Quote, verbatim, all material below, without pictures.

● PROVIDED DATA
════════════════
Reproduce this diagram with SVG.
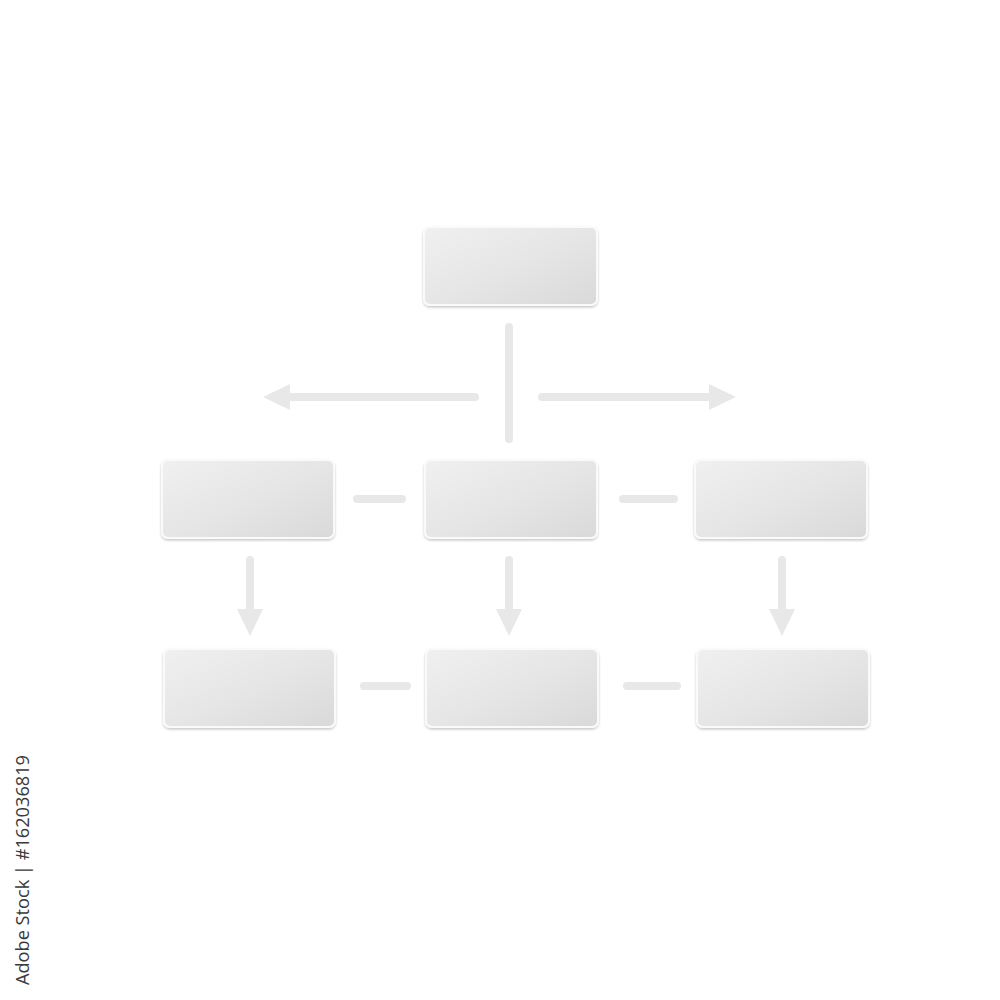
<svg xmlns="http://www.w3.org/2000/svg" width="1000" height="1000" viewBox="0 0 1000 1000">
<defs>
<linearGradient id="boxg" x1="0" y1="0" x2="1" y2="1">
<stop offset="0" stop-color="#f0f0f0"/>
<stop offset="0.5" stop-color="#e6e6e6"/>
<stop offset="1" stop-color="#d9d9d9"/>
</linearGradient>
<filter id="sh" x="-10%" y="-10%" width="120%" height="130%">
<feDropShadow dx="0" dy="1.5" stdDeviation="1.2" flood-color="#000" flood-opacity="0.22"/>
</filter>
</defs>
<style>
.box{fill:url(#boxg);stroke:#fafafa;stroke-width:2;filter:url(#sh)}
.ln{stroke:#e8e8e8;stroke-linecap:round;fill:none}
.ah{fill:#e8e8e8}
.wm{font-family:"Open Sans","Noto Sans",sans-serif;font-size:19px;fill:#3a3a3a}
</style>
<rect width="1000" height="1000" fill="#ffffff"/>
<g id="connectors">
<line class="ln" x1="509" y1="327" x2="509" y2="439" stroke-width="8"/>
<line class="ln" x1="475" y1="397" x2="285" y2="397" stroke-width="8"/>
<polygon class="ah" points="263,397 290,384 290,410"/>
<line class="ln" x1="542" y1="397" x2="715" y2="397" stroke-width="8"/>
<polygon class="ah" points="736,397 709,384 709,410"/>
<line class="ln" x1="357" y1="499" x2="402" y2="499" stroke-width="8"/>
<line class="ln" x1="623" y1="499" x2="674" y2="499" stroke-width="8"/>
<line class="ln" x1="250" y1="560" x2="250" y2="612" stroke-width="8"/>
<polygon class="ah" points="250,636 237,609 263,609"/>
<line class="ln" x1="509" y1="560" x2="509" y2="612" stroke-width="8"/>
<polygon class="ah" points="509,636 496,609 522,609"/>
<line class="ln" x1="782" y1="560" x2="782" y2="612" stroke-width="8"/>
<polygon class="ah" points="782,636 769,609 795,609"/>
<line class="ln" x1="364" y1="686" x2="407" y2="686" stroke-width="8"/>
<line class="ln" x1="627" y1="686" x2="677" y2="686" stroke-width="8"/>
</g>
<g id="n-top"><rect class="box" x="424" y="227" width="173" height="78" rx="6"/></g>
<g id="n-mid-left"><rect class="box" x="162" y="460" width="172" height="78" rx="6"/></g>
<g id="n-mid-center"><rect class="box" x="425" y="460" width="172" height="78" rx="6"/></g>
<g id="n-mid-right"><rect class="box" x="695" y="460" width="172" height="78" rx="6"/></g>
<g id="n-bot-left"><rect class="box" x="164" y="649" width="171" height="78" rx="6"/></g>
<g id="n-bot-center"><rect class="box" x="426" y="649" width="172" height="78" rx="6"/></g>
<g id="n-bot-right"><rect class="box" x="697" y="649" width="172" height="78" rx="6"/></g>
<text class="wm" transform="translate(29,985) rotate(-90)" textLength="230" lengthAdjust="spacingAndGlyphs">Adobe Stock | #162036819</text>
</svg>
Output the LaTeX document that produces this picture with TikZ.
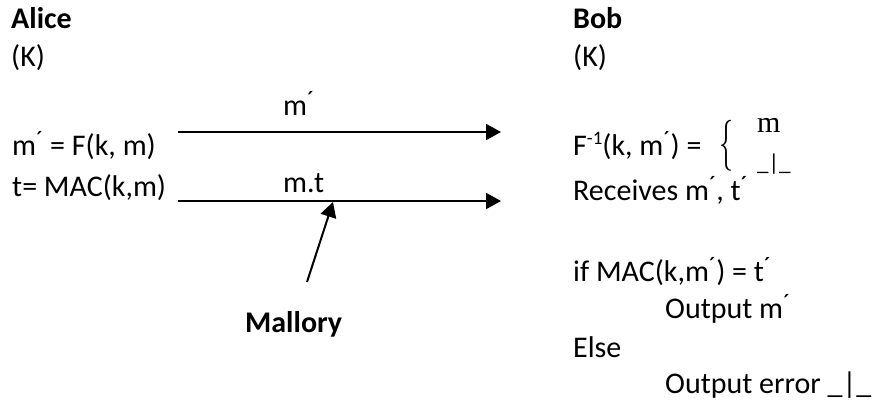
════════════════
● ANSWER FOR THE TASK
Reproduce this diagram with SVG.
<svg xmlns="http://www.w3.org/2000/svg" width="1000" height="1000" viewBox="0 0 1000 1000">
<defs>
<linearGradient id="boxg" x1="0" y1="0" x2="1" y2="1">
<stop offset="0" stop-color="#f0f0f0"/>
<stop offset="0.5" stop-color="#e6e6e6"/>
<stop offset="1" stop-color="#d9d9d9"/>
</linearGradient>
<filter id="sh" x="-10%" y="-10%" width="120%" height="130%">
<feDropShadow dx="0" dy="1.5" stdDeviation="1.2" flood-color="#000" flood-opacity="0.22"/>
</filter>
</defs>
<style>
.box{fill:url(#boxg);stroke:#fafafa;stroke-width:2;filter:url(#sh)}
.ln{stroke:#e8e8e8;stroke-linecap:round;fill:none}
.ah{fill:#e8e8e8}
.wm{font-family:"Open Sans","Noto Sans",sans-serif;font-size:19px;fill:#3a3a3a}
</style>
<rect width="1000" height="1000" fill="#ffffff"/>
<g id="connectors">
<line class="ln" x1="509" y1="327" x2="509" y2="439" stroke-width="8"/>
<line class="ln" x1="475" y1="397" x2="285" y2="397" stroke-width="8"/>
<polygon class="ah" points="263,397 290,384 290,410"/>
<line class="ln" x1="542" y1="397" x2="715" y2="397" stroke-width="8"/>
<polygon class="ah" points="736,397 709,384 709,410"/>
<line class="ln" x1="357" y1="499" x2="402" y2="499" stroke-width="8"/>
<line class="ln" x1="623" y1="499" x2="674" y2="499" stroke-width="8"/>
<line class="ln" x1="250" y1="560" x2="250" y2="612" stroke-width="8"/>
<polygon class="ah" points="250,636 237,609 263,609"/>
<line class="ln" x1="509" y1="560" x2="509" y2="612" stroke-width="8"/>
<polygon class="ah" points="509,636 496,609 522,609"/>
<line class="ln" x1="782" y1="560" x2="782" y2="612" stroke-width="8"/>
<polygon class="ah" points="782,636 769,609 795,609"/>
<line class="ln" x1="364" y1="686" x2="407" y2="686" stroke-width="8"/>
<line class="ln" x1="627" y1="686" x2="677" y2="686" stroke-width="8"/>
</g>
<g id="n-top"><rect class="box" x="424" y="227" width="173" height="78" rx="6"/></g>
<g id="n-mid-left"><rect class="box" x="162" y="460" width="172" height="78" rx="6"/></g>
<g id="n-mid-center"><rect class="box" x="425" y="460" width="172" height="78" rx="6"/></g>
<g id="n-mid-right"><rect class="box" x="695" y="460" width="172" height="78" rx="6"/></g>
<g id="n-bot-left"><rect class="box" x="164" y="649" width="171" height="78" rx="6"/></g>
<g id="n-bot-center"><rect class="box" x="426" y="649" width="172" height="78" rx="6"/></g>
<g id="n-bot-right"><rect class="box" x="697" y="649" width="172" height="78" rx="6"/></g>
<text class="wm" transform="translate(29,985) rotate(-90)" textLength="230" lengthAdjust="spacingAndGlyphs">Adobe Stock | #162036819</text>
</svg>
Output the LaTeX document that produces this picture with TikZ.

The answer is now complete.